It's also referring to the realm of ethics, which is why I didn't mention it - it's irrelevant to our discussion.
Ever figure out why we should "just trust Thayer's" when references are not provided? The BAG lexicon had some 10 column inches of references; the other literature provide a number of tangible cases if you are interested further. (Tangible means concrete objects involved like broken bones, not abstract concepts like ownership of property or virtues).
I'm sure that the printed editions of Thayer's have a great deal more detail, but I only have an electronic edition, as I mentioned.
I know what tangible and abstract mean, thanks. I can't remember what year it was, in primary school, that I learned, but it was a long time ago.
If you can find those translations that favored frame and tell me if they have a footnote, that would be great. I had a similar very puzzling case on the term 'dexastha' (to receive in honor) in Acts 3:21 where half of 20 translations checked simply said to keep (pass.: must be kept)--as though God was tying Christ down, when the previous expression was that God was sending him!
I have a KJV Hebrew/Greek Key Study Bible with a note cross-referencing an explanation of "Katartizo". I only have it in printed form, so I'll type out the explanation.
Heb. 11:3 (KJV) Through faith we understand that the worlds
were framed by the word of God, so that things which are seen were not made of things which do appear.
"
2675 Katartizo; from the intens. prep. kata (2596), with, and artizo, to adjust, fit, finish, derived in turn from artios (739), fit, complete. The fundamental meaning is to put a thing in its appropriate position, to establish, set up, equip, arrange. NT meanings: to adjust, adapt, dispose of, perhaps with great wisdom and propriety (Heb. 10:5; 11:3); to fit (Rom. 9:22); to perfect, finish, complete (Matt. 21:16; 1 Thess. 3:10; Heb. 13:21; 1 Pet. 5:10); to instruct fully or perfectly (Luke 6:40); to refit, repair, mend, applied to nets which have been broken (Matt. 4:21; Mark 1:19); to reunite in mind and sentiment, to reconcile, as opposed to having schisms, ruptures (1 Cor. 1:10); to reduce, restore as it were a disjointed limb (Gal. 6:1). Deriv.: katartisis (2676), completion; prokatartizo (4294), to perfect beforehand, make right, equip beforehand."
The numbers are references to the numbered entries in Strong's Heb./Greek Dictionary, which this study Bible also contains, as a concordance and basic gloss.
On Jer 4:23, I don't think you understand the consequence. When you have a unique expression like tohu wa-bohu, and it only shows in one other place, a lot of weight must go on that. Of course, the Jerusalem instance is an analogy, so what? Literarily we would follow the analogy, not leave it.
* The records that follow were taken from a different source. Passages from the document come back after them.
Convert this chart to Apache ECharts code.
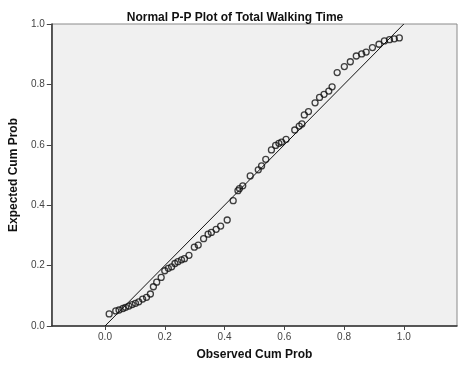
<!DOCTYPE html>
<html>
<head>
<meta charset="utf-8">
<script src="https://cdn.jsdelivr.net/npm/echarts@6/dist/echarts.min.js"></script>
<style>
html,body{margin:0;padding:0;background:#fff;}
#chart{width:474px;height:381px;}
</style>
</head>
<body>
<div id="chart"></div>
<script>
var titleText = 'Normal P-P Plot of Total Walking Time';
var xAxisName = 'Observed Cum Prob';
var yAxisName = 'Expected Cum Prob';
var tickValues = [0, 0.2, 0.4, 0.6, 0.8, 1.0];

var obsProb = [0.014,0.036,0.047,0.060,0.069,0.080,0.091,0.102,0.113,0.126,0.139,0.152,0.162,0.173,0.188,0.200,0.212,0.223,0.234,0.244,0.256,0.266,0.281,0.299,0.312,0.330,0.345,0.356,0.372,0.387,0.409,0.429,0.445,0.450,0.461,0.486,0.513,0.524,0.538,0.557,0.571,0.582,0.591,0.606,0.635,0.650,0.659,0.667,0.681,0.703,0.718,0.733,0.749,0.760,0.777,0.801,0.821,0.841,0.859,0.874,0.895,0.917,0.935,0.952,0.968,0.985];
var expProb = [0.040,0.050,0.053,0.058,0.062,0.066,0.071,0.075,0.080,0.089,0.095,0.106,0.130,0.145,0.161,0.183,0.191,0.196,0.207,0.213,0.219,0.223,0.234,0.261,0.268,0.289,0.304,0.310,0.320,0.331,0.351,0.415,0.448,0.455,0.464,0.497,0.517,0.530,0.552,0.583,0.598,0.605,0.609,0.618,0.649,0.662,0.669,0.699,0.710,0.739,0.757,0.767,0.778,0.792,0.839,0.859,0.875,0.894,0.901,0.907,0.922,0.933,0.944,0.948,0.951,0.954];

var refX = [0, 1];
var refY = [0, 1];

var pts = obsProb.map(function(x, i){ return [x, expProb[i]]; });
var refPts = refX.map(function(x, i){ return [x, refY[i]]; });

var chart = echarts.init(document.getElementById('chart'), null, {renderer:'canvas'});
var fmt = function(v){ return (Math.round(v*10)/10).toFixed(1); };
chart.setOption({
  animation: false,
  backgroundColor: '#ffffff',
  title: {
    text: titleText,
    left: 230, top: 7, textAlign: 'center',
    textStyle: {fontFamily: 'Liberation Sans, Arial', fontSize: 12, fontWeight: 'bold', color: '#111'}
  },
  grid: {
    left: 45, right: 17, top: 24, bottom: 55,
    show: true, backgroundColor: '#f0f0f0', borderColor: '#8a8a8a', borderWidth: 1
  },
  xAxis: {
    type: 'value', min: -0.178, max: 1.178,
    name: xAxisName, nameLocation: 'middle', nameGap: 23,
    nameTextStyle: {fontFamily: 'Liberation Sans, Arial', fontSize: 12, fontWeight: 'bold', color: '#111'},
    axisLine: {show: true, onZero: false, lineStyle: {color: '#333', width: 1.5}},
    axisTick: {show: true, length: 4, customValues: tickValues, lineStyle: {color: '#444'}},
    axisLabel: {customValues: tickValues, formatter: fmt, margin: 6, fontFamily: 'Liberation Sans, Arial', fontSize: 10, color: '#444'},
    splitLine: {show: false}
  },
  yAxis: {
    type: 'value', min: 0, max: 1, interval: 0.2,
    name: yAxisName, nameLocation: 'middle', nameGap: 24,
    nameTextStyle: {fontFamily: 'Liberation Sans, Arial', fontSize: 12, fontWeight: 'bold', color: '#111'},
    axisLine: {show: true, onZero: false, lineStyle: {color: '#333', width: 1.5}},
    axisTick: {show: true, length: 5, lineStyle: {color: '#444'}},
    axisLabel: {formatter: fmt, margin: 7, fontFamily: 'Liberation Sans, Arial', fontSize: 10, color: '#444'},
    splitLine: {show: false}
  },
  series: [
    {
      type: 'line', data: refPts, symbol: 'none', silent: true,
      lineStyle: {color: '#111', width: 1}
    },
    {
      type: 'scatter', data: pts, symbol: 'circle', symbolSize: 6,
      itemStyle: {color: 'rgba(0,0,0,0)', borderColor: '#111', borderWidth: 1.3}
    }
  ]
});
</script>
</body>
</html>
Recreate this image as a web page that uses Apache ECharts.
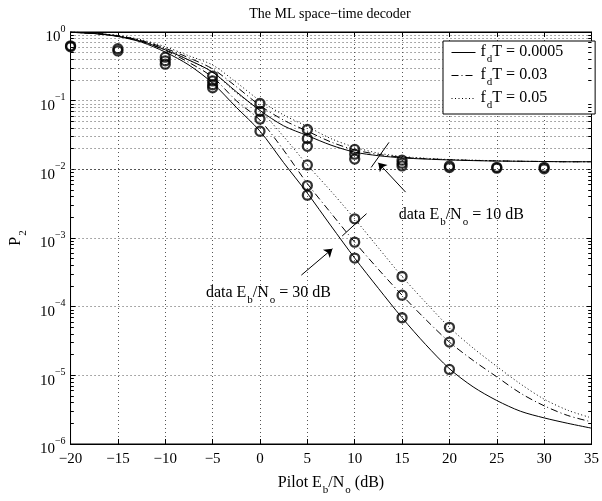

Jer. 4:23-31 is a poetic passage, using metaphorical comparisons (not exact comparisons) with the unformed and dark state of the Earth, just after its creation, but before it had been formed into its intended, completed condition.
What if we were reading LOTR and Gandalf just let Pippin keep a pilantir found at Saruman's tower as a toy and ignored what he knew (and we knew) from other experience? You'd probably choke at the inconsistency of the story.
An unwise decision ... and?
Waltke and Cassuto are two outstanding conservative Hebrew scholars. Cassuto single-handedly destroyed the JEDP hypothesis in FROM ADAM TO NOAH. Both remark that the tense of the imperfect Hebrew in the pre-existing condition stage of the narrative (before new action starts) is 'already' and Waltke found that Genesis was answering ancient near east cosmologies (Egyptian, Persian, Hindi). They were incorrectly dualistic, where good and evil have equal power. Genesis has Yahweh, who had destroyed what was there in judgement, and was using the material to make a new earth and solar system.
Here's part of the note on Gen. 1:2, from the same Bible as previously.
"...the Hebrew construction of verse 2 is disjunctive, describing the result of the creation described in verse one. The phrase "without form and void" is often misunderstood because of this rendering. These words are found only in a few other places (Is. 34:11; 45:18; Jer. 4:23). They do not describe chaos, but rather emptiness. A better translation would be "unformed and unfilled"."